If a related party sells an asset, the sale price must be the Fair Market Value (FMV), reflecting what a buyer would pay an unrelated seller. For related party loans, the interest rate must align with prevailing commercial rates, such as the Applicable Federal Rates (AFR) published monthly by the IRS. Service fees or rental charges exchanged between related entities must also be set at market rates to comply with the ALS.

Failure to adhere to this standard allows the IRS to exercise its authority under Internal Revenue Code Section 482 to adjust the income, deductions, or allowances between the related parties. This adjustment ensures the reported taxable income accurately reflects the true economic income of each party. The ALS covers transfers of tangible goods, intangible property, services, and the provision of capital.

Common Tax Consequences of Improper Related Party Dealings

Transacting with a related party outside the Arm’s Length Standard can trigger negative tax consequences. One common consequence involves the disallowance of losses when a taxpayer sells property to a related party at a loss. Internal Revenue Code Section 267 prevents the recognition of that loss for tax purposes, and the IRS can reallocate income if a transaction was not at arm’s length, increasing tax liability.

The IRS also has the power to re-characterize the nature of a payment, often occurring with poorly documented loans. A purported loan to a related entity may be re-characterized as a non-deductible distribution or a taxable dividend to the recipient.
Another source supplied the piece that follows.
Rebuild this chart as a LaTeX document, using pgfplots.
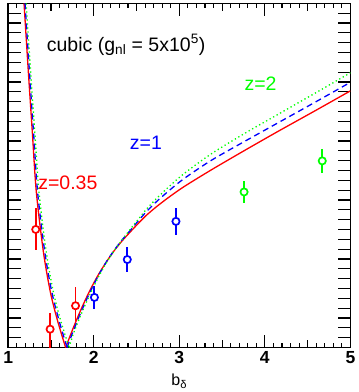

Penalties can be imposed if a valuation misstatement results in a significant understatement of tax liability. A 20% penalty applies to underpayments attributable to certain valuation misstatements, and this penalty can increase to 40% for gross valuation misstatements.

Specific IRS Reporting Requirements

The IRS requires specific forms and schedules to disclose related party transactions for audit review. Taxpayers involved in international related party dealings face rigorous reporting requirements. Form 5472 is mandatory for disclosing transactions between a reporting corporation and its foreign related parties.

United States persons who own a certain percentage of a foreign corporation must file Form 5471. This form details the foreign entity’s income, assets, and transactions with its U.S. owners. Failure to timely file Form 5472 or Form 5471 can result in significant penalties, starting at $25,000 per form for each instance.

Domestic entities also have specific disclosure requirements for related party transactions. Partnerships filing Form 1065 must include Schedule G to identify related entities and individuals. Sales of capital assets between related parties must be reported accurately on Schedule D, paying attention to the loss disallowance rules.